What is your uptime record?

Kawaii

Well-Known Member
Maybe around 3-4 days under Windows XP my workstation, Meia back in the days when i used MS products, 100+ days under Debian on my server, Dita.
 

tommyj27

Not really Banned
when i lived at school we ran a CS server without a CPU fan for months at a time. right now my current uptime on the xbox is

15:19:34 up 19 days, 18:15, 2 users, load average: 0.33, 0.32, 0.28

which is since i put linux on it.

most of my machines don't stay up very long because none of them are production (with the exception of the xbox and that's questionable) and i'm always testing new kernels, hardware, etc. in them.
 

BeardofPants

New Member
Gato_Solo said:
Is that a real computer now? :lol: :rofl: :rofl4:
Oh right. Clearly it's not a real comp until it crashes every other minute, and I can brag about "long" upload times of 3 months... I mean, the fact that my mac goes WAY longer than that makes it wimpy, right? :p
 

markjs

Banned
There's a simple reason for Mac's stability, but that reason is both pro and anti Mac at the same time.
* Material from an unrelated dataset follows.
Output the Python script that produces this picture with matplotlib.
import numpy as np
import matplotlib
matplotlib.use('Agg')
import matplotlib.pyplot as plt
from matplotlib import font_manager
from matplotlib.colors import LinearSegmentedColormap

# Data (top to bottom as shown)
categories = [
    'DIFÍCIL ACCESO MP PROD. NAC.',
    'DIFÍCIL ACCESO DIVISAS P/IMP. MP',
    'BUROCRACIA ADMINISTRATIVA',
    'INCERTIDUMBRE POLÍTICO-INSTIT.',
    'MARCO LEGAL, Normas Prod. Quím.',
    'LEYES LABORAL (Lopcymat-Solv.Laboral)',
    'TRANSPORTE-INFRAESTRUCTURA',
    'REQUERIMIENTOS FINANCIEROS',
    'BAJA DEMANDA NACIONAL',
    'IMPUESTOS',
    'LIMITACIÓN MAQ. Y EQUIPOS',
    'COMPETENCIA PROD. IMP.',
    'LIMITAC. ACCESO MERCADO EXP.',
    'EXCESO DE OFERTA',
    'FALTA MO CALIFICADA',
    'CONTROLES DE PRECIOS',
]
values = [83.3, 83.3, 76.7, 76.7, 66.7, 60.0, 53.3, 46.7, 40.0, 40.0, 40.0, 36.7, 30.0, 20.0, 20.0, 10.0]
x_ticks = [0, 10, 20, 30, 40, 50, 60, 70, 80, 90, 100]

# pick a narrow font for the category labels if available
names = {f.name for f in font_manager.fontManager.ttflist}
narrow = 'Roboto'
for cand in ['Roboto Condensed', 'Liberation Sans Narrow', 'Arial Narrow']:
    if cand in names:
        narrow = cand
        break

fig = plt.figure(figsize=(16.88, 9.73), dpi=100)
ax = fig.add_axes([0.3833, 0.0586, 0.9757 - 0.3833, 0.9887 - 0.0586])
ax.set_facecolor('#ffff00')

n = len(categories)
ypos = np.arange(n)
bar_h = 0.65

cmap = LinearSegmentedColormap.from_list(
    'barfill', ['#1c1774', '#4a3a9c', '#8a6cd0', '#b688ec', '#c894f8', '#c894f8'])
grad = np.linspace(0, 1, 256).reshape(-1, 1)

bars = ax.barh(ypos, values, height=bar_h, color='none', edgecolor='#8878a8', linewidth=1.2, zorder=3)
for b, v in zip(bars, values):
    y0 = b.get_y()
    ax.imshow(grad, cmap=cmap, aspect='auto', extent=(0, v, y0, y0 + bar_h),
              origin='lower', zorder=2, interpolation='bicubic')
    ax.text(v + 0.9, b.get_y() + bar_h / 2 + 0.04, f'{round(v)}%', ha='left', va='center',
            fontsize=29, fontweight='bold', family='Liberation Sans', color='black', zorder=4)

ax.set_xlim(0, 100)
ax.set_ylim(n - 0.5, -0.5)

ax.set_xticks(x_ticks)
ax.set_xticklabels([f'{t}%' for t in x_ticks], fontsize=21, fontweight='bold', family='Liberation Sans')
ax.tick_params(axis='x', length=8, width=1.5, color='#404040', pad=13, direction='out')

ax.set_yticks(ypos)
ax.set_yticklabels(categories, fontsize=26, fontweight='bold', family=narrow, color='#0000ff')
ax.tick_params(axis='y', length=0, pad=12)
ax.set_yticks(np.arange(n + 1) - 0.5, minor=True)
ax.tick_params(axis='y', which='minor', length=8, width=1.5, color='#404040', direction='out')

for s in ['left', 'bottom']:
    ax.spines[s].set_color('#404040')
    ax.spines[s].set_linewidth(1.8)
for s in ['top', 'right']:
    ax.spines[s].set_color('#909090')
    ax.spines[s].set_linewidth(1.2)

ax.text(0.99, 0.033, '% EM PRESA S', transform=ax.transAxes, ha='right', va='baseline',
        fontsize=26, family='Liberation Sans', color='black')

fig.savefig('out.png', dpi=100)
A Mac is made by Apple with only Apple made hardware and has relatively little software available to it. So therefore the operating system only has to fit a limited scope of very expensive proprietary hardware. The fact that Mac users are only a small percentage of the computing world is why there isn't 1/10th as much software available for it.

The same reasons are just opposite with the PC. Windows has to fit for thousands of inexpensive (yet not neccisarily inferior) open standard hardware configurations. This can lead to lack of stability. If Mac OS had to work on PC hardware I've no doubt it'd be half as stable as Windows. But since PC hardware is non proprietary you can get a lot more computer for the buck than with a Mac. Plus being the standard issue in the computer world a billion people write software for it.
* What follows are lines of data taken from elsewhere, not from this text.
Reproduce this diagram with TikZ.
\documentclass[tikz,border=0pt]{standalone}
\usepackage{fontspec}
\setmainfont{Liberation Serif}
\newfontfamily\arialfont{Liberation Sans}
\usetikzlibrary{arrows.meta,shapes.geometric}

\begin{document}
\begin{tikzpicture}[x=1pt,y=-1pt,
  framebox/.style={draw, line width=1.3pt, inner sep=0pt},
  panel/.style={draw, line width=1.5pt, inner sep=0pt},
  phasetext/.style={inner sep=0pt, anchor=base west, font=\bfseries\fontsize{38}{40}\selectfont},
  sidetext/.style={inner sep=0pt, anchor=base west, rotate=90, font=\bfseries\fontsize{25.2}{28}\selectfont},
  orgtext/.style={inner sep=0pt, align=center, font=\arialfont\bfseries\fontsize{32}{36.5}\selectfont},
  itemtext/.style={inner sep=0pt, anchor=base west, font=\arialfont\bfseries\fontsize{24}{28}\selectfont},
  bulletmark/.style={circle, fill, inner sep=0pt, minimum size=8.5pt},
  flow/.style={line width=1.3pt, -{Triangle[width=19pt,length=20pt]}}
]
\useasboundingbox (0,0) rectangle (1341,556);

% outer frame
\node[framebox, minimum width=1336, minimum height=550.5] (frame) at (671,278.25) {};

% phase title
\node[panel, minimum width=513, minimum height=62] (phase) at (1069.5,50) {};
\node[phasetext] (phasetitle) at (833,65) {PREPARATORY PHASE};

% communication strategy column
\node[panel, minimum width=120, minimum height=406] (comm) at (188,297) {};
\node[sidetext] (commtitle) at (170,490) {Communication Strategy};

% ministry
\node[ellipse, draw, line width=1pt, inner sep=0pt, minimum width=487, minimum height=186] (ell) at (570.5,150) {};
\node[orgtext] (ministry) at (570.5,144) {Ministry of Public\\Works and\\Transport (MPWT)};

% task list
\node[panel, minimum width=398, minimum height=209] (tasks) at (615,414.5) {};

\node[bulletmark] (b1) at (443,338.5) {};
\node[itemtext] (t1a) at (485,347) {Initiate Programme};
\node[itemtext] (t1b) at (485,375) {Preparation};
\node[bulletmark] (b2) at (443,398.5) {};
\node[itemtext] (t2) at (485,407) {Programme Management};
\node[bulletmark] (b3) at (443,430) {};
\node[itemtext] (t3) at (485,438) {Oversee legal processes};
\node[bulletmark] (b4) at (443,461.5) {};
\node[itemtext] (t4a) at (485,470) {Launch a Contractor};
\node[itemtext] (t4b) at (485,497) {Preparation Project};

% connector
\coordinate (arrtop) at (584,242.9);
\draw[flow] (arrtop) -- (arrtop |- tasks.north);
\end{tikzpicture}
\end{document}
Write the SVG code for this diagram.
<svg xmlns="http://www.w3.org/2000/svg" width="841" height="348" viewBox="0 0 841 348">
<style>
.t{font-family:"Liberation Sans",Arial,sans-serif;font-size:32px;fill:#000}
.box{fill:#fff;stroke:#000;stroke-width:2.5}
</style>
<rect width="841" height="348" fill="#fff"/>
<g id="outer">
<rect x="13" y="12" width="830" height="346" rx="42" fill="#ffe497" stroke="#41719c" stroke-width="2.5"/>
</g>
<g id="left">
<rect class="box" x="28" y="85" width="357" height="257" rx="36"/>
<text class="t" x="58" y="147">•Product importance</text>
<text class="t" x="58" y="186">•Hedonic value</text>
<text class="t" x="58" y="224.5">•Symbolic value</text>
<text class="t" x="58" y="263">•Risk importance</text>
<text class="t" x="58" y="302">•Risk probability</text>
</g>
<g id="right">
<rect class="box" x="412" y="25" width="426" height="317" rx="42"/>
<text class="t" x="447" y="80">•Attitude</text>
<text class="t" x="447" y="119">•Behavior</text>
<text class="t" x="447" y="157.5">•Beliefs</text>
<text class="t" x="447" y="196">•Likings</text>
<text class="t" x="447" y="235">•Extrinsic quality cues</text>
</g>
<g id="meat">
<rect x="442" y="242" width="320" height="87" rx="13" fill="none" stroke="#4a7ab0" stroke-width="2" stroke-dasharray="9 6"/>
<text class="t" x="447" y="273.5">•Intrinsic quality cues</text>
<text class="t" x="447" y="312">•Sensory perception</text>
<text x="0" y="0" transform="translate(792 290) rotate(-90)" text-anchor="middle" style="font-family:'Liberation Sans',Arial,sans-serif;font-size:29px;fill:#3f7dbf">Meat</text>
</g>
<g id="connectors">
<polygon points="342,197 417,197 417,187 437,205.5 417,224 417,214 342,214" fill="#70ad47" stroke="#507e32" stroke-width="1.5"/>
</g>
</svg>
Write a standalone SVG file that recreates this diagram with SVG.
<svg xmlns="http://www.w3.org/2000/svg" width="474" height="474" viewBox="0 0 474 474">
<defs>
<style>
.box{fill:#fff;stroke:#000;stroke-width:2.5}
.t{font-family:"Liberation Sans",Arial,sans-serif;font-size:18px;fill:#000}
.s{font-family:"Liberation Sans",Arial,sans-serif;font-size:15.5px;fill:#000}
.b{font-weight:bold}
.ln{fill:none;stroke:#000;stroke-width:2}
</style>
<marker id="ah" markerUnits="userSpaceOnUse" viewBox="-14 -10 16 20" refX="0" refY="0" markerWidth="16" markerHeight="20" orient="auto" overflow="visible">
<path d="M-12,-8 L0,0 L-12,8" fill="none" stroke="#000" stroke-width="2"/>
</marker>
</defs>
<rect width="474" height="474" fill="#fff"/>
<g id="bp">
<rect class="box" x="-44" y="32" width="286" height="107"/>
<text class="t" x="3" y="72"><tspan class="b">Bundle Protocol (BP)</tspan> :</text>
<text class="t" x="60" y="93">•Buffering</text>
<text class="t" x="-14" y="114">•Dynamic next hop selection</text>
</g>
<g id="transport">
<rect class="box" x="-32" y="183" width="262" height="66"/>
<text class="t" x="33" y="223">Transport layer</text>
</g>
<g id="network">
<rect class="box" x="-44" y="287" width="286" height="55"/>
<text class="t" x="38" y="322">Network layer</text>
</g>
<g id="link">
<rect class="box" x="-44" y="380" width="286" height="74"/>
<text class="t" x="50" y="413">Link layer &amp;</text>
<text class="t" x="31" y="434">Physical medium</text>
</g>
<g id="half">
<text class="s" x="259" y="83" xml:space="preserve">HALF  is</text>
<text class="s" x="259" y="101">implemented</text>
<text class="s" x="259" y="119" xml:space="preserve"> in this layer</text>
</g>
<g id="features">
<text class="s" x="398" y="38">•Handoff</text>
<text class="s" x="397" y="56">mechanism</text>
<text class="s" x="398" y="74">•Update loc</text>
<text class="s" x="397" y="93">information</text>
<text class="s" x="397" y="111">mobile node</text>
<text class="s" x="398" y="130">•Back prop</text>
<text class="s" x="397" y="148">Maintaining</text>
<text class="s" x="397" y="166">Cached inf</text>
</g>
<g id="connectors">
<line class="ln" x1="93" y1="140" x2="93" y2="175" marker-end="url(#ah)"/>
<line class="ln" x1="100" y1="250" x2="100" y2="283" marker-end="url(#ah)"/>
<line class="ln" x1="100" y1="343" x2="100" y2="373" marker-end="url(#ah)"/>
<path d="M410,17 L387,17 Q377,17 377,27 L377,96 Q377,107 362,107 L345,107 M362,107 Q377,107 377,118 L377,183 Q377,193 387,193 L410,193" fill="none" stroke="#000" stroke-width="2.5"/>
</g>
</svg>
All in all if someone asked me what their first comuter should be I'd go PC because A. It's much more bang for the buck B. It's what most people use so it's more practical in that regard. And C. because anymore Windows isn't really any harder to learn than Mac OS.
 

Mirlyn

Well-Known Member
markjs said:
There's a simple reason for Mac's stability, but that reason is both pro and anti Mac at the same time.

A Mac is made by Apple with only Apple made hardware and has relatively little software available to it. So therefore the operating system only has to fit a limited scope of very expensive proprietary hardware. The fact that Mac users are only a small percentage of the computing world is why there isn't 1/10th as much software available for it.
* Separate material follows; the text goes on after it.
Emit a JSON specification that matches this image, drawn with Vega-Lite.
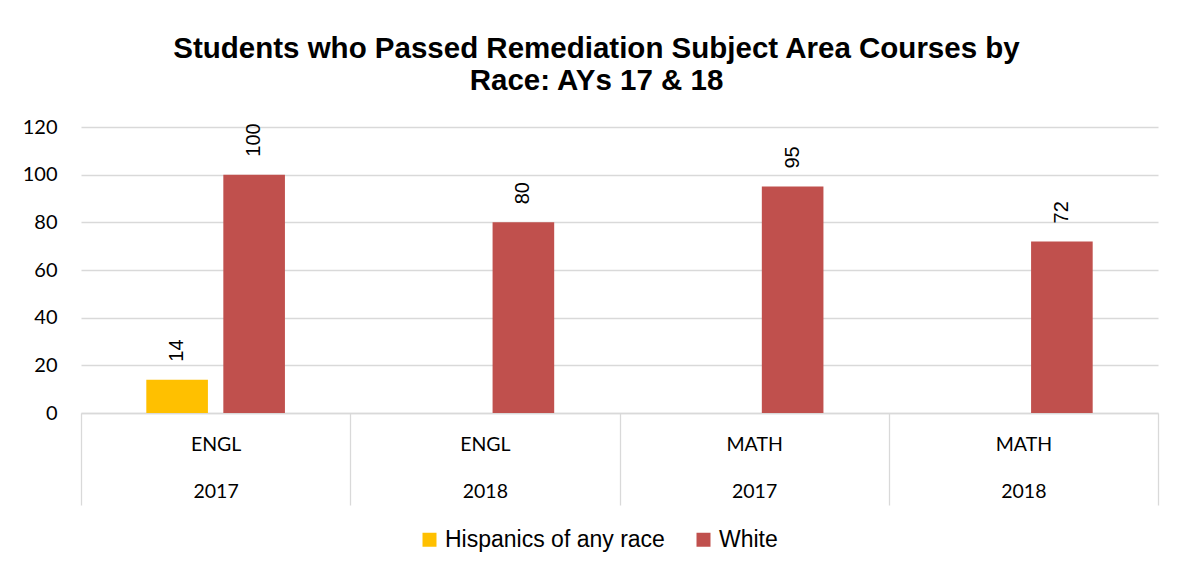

The same reasons are just opposite with the PC. Windows has to fit for thousands of inexpensive (yet not neccisarily inferior) open standard hardware configurations. This can lead to lack of stability. If Mac OS had to work on PC hardware I've no doubt it'd be half as stable as Windows. But since PC hardware is non proprietary you can get a lot more computer for the buck than with a Mac. Plus being the standard issue in the computer world a billion people write software for it.

All in all if someone asked me what their first comuter should be I'd go PC because A. It's much more bang for the buck B. It's what most people use so it's more practical in that regard. And C. because anymore Windows isn't really any harder to learn than Mac OS.
Same can (usually) be said for SGI/Irix and Sun/Solaris.

The real problem isn't just making it work, but making it work and yet easy to use. ;) I think thats the usual instability stigma associated with Windows. Sure Windows can make your modem work, but sometimes its the nifty little window that tells you the speed and duration of the connection in a human-readable format that crashes and makes it incompatible.

Of course, this all hinges on another factor: proprietary parts. Thats a whole 'nother can of worms.